ATAC exploring options after Yukon rejects exploration road

11th December 2020 By: Mariaan Webb - Creamer Media Senior Deputy Editor Online

Vancouver-based explorer ATAC Resources CEO Graham Downs said on Thursday that the company continued to explore its options, after the Yukon government recently rejected its application to construct a tote road to its Tiger gold deposit.

While expressing his appreciation for support from companies, investors and industry associations, Downs noted that very significant interests were at stake and that it would take time to deal with the situation.

“We trust that all interested parties understand our lack of more detailed public comment at this time does not in any way reflect acceptance of the reasons that have been given by the Yukon government for rejecting our application,” he commented in a statement.

The Yukon government at the end of November rejected the road, citing opposition to the road from the First Nation of Na-Cho Nyak Dun (FNNND).

The tote road was conditionally approved by the Yukon government and the FNNND in March 2018, under the Yukon Environmental and Socio-Economic Assessment Act.

Downs has expressed ATAC’s extreme disappointment.

“This was an application for a private, single-lane, gravel and controlled-access road in an area with existing winter trail access.

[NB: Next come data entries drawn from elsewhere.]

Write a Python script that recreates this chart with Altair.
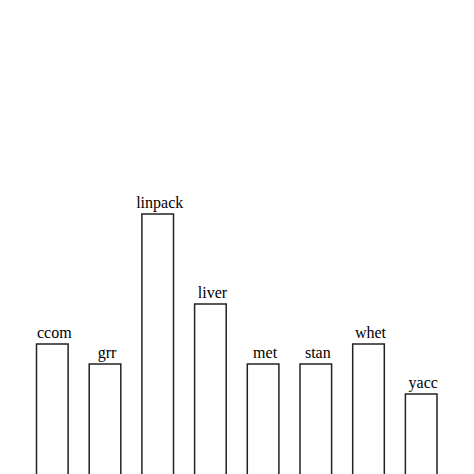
import altair as alt
import pandas as pd

names = ["ccom", "grr", "linpack", "liver", "met", "stan", "whet", "yacc"]
values = [15, 13, 28, 19, 13, 13, 15, 10]

df = pd.DataFrame({"name": names, "value": values})

x = alt.X("name:N", sort=names, axis=None,
          scale=alt.Scale(paddingInner=0.4, paddingOuter=0))
y = alt.Y("value:Q", axis=None,
          scale=alt.Scale(domain=[0, 46.4], nice=False, zero=True))

bars = alt.Chart(df).mark_bar(
    fill="white", stroke="#222222", strokeWidth=1.5
).encode(x=x, y=y)

labels = alt.Chart(df).mark_text(
    font="Liberation Serif", fontSize=16, baseline="alphabetic",
    align="center", dy=-6.5, dx=2, color="black"
).encode(x=x, y=y, text="name:N")

chart = alt.layer(bars, labels).properties(
    width=400.5, height=464,
    padding={"left": 28.5, "top": 22, "right": 29, "bottom": 0},
    autosize=alt.AutoSizeParams(type="none"),
    background="white",
).configure_view(stroke=None, strokeWidth=0)

chart.save("out.html", embed_options={"renderer": "svg", "actions": False})
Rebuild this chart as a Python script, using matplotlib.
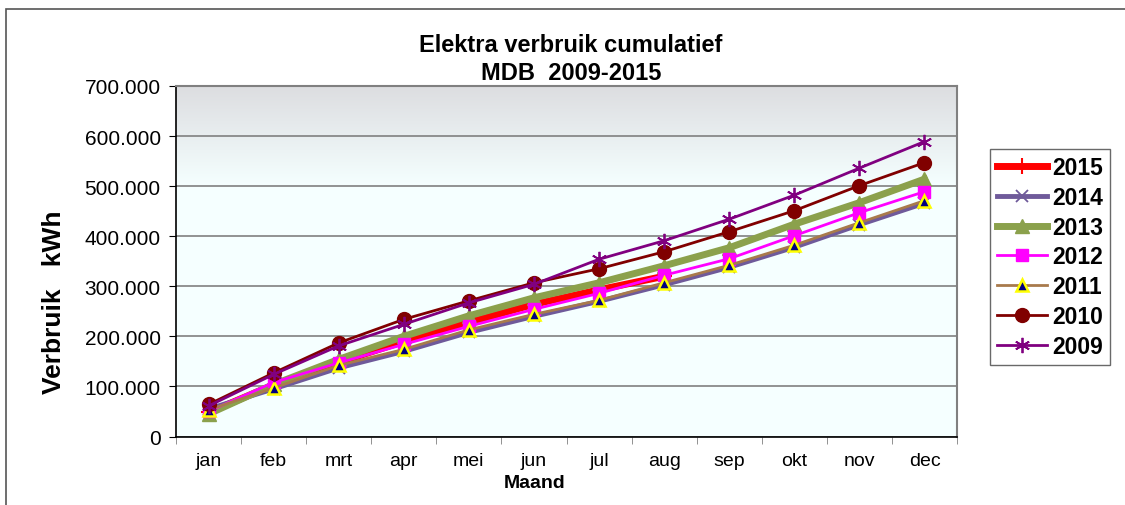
import numpy as np
import matplotlib.pyplot as plt
from matplotlib.ticker import FuncFormatter, MultipleLocator, FixedLocator
from matplotlib.patches import Rectangle

plt.rcParams["font.family"] = ["Liberation Sans", "DejaVu Sans"]

months = ["jan", "feb", "mrt", "apr", "mei", "jun", "jul", "aug", "sep", "okt", "nov", "dec"]

y2015 = [48000, 103000, 148000, 190000, 228000, 264000, 293000, 320000]
y2014 = [55000, 95000, 137000, 170000, 208000, 240000, 270000, 303000, 338000, 378000, 423000, 466000]
y2013 = [45000, 104000, 154000, 200000, 241000, 277000, 307000, 341000, 377000, 424000, 467000, 514000]
y2012 = [50000, 108000, 147000, 184000, 220000, 254000, 286000, 322000, 355000, 401000, 447000, 489000]
y2011 = [53000, 97000, 142000, 174000, 213000, 244000, 272000, 307000, 342000, 382000, 427000, 471000]
y2010 = [64000, 127000, 187000, 234000, 271000, 307000, 335000, 369000, 409000, 451000, 501000, 547000]
y2009 = [61000, 124000, 181000, 224000, 267000, 304000, 354000, 391000, 434000, 482000, 536000, 589000]

W, H = 1125, 506
fig = plt.figure(figsize=(W / 100, H / 100), dpi=100)

# outer chart frame (only left and top visible)
fig.add_artist(Rectangle((6 / W, -0.1), 1.2, 1 - 10 / H + 0.1, transform=fig.transFigure,
                         fill=False, edgecolor="#555555", lw=1.2))

ax = fig.add_axes([176 / W, 1 - 437.5 / H, 781 / W, 350.5 / H])
ax.set_facecolor("#f5ffff")

# gradient at the top of the plot area
grad = np.linspace(0, 1, 100).reshape(-1, 1)
top = np.array([0xdc, 0xdd, 0xe0]) / 255
bot = np.array([0xf5, 0xff, 0xff]) / 255
img = top[None, None, :] * (1 - grad[:, :, None]) + bot[None, None, :] * grad[:, :, None]
ax.imshow(img, extent=(-0.5, 11.5, 500000, 700000), aspect="auto", origin="upper", zorder=0)

x = np.arange(len(months))

ax.plot(x[:len(y2015)], y2015, color="#ff0000", lw=5, marker="+", ms=12, mew=1.5, label="2015", zorder=3)
ax.plot(x, y2014, color="#6f5a9a", lw=3.5, marker="x", ms=8, mew=1.3, label="2014", zorder=3)
ax.plot(x, y2013, color="#8ba14c", lw=5, marker="^", ms=10, label="2013", zorder=3)
ax.plot(x, y2012, color="#ff00ff", lw=2, marker="s", ms=9, label="2012", zorder=3)
ax.plot(x, y2011, color="#a87a4c", lw=2, marker="^", ms=9, mfc="#000080", mec="#ffff00", mew=1.8,
        label="2011", zorder=3)
ax.plot(x, y2010, color="#800000", lw=2, marker="o", ms=10, label="2010", zorder=3)
ax.plot(x, y2009, color="#800080", lw=2, marker=(6, 2, 0), ms=11, mew=1.3, label="2009", zorder=3)

ax.set_xlim(-0.5, 11.5)
ax.set_ylim(0, 700000)
ax.yaxis.set_major_locator(MultipleLocator(100000))
ax.yaxis.set_major_formatter(FuncFormatter(lambda v, p: f"{int(v):,}".replace(",", ".")))
ax.grid(axis="y", color="#808080", lw=1.2)
ax.set_axisbelow(True)

ax.set_xticks(x)
ax.set_xticklabels(months, fontsize=14)
ax.xaxis.set_minor_locator(FixedLocator(np.arange(-0.5, 12, 1)))
ax.tick_params(axis="x", which="major", length=0, pad=11)
ax.tick_params(axis="x", which="minor", length=5, color="#808080")
ax.tick_params(axis="y", labelsize=15, length=5, pad=6)

for s in ["left", "bottom"]:
    ax.spines[s].set_color("black")
    ax.spines[s].set_linewidth(1.2)
for s in ["top", "right"]:
    ax.spines[s].set_color("#808080")
    ax.spines[s].set_linewidth(1.5)

# axis titles placed like the original chart
fig.text(54 / W, 1 - 302 / H, "Verbruik   kWh", rotation=90, ha="center", va="center",
         fontsize=19, fontweight="bold")
fig.text(535 / W, 1 - 484 / H, "Maand", ha="center", va="center", fontsize=14, fontweight="bold")

fig.text(571 / W, 1 - 45 / H, "Elektra verbruik cumulatief", ha="center", va="center",
         fontsize=17, fontweight="bold")
fig.text(571 / W, 1 - 73 / H, "MDB  2009-2015", ha="center", va="center",
         fontsize=17, fontweight="bold")

leg = fig.legend(loc="upper left", bbox_to_anchor=(990 / W, 1 - 150 / H),
                 prop={"weight": "bold", "size": 16.5}, frameon=True, fancybox=False,
                 handlelength=2.2, handletextpad=0.2, labelspacing=0.3, borderpad=0.3,
                 borderaxespad=0)
leg.get_frame().set_edgecolor("#444444")
leg.get_frame().set_linewidth(1.0)

fig.savefig("out.png", dpi=100)
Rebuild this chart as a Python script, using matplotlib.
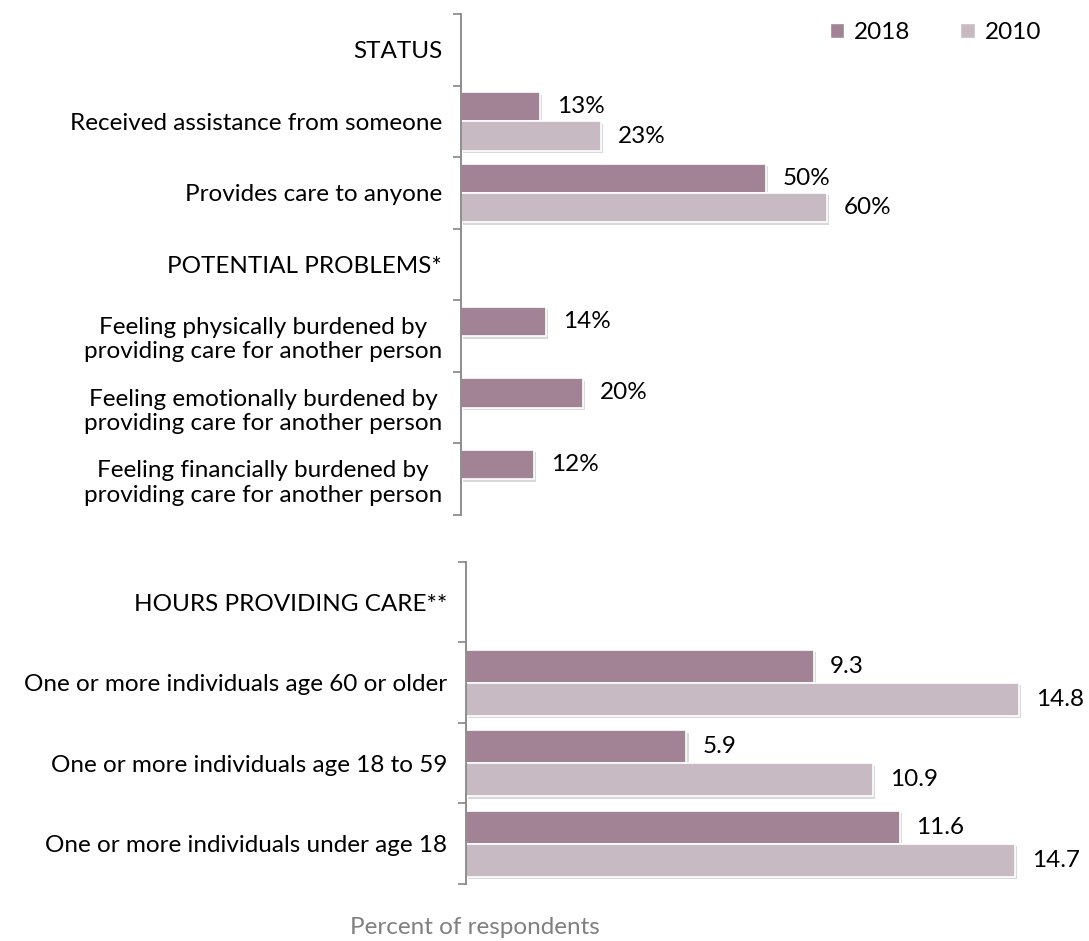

If this road can’t be permitted following a positive environmental and socio-economic assessment decision and years of governmental encouragement to invest in the project, then you have to wonder if Yukon is in fact open for business.”

Work on the 1 700 km2 Rackla gold property in Yukon has resulted in the Osiris project inferred mineral resource of 1.68-million ounces of gold at an average grade of 4.23 g/t, a positive preliminary economic assessment for the Tiger gold deposit with a pretax net present value of $118.2-million and an internal rate or return of 54.5%, as well as numerous early-stage gold and base metal discoveries.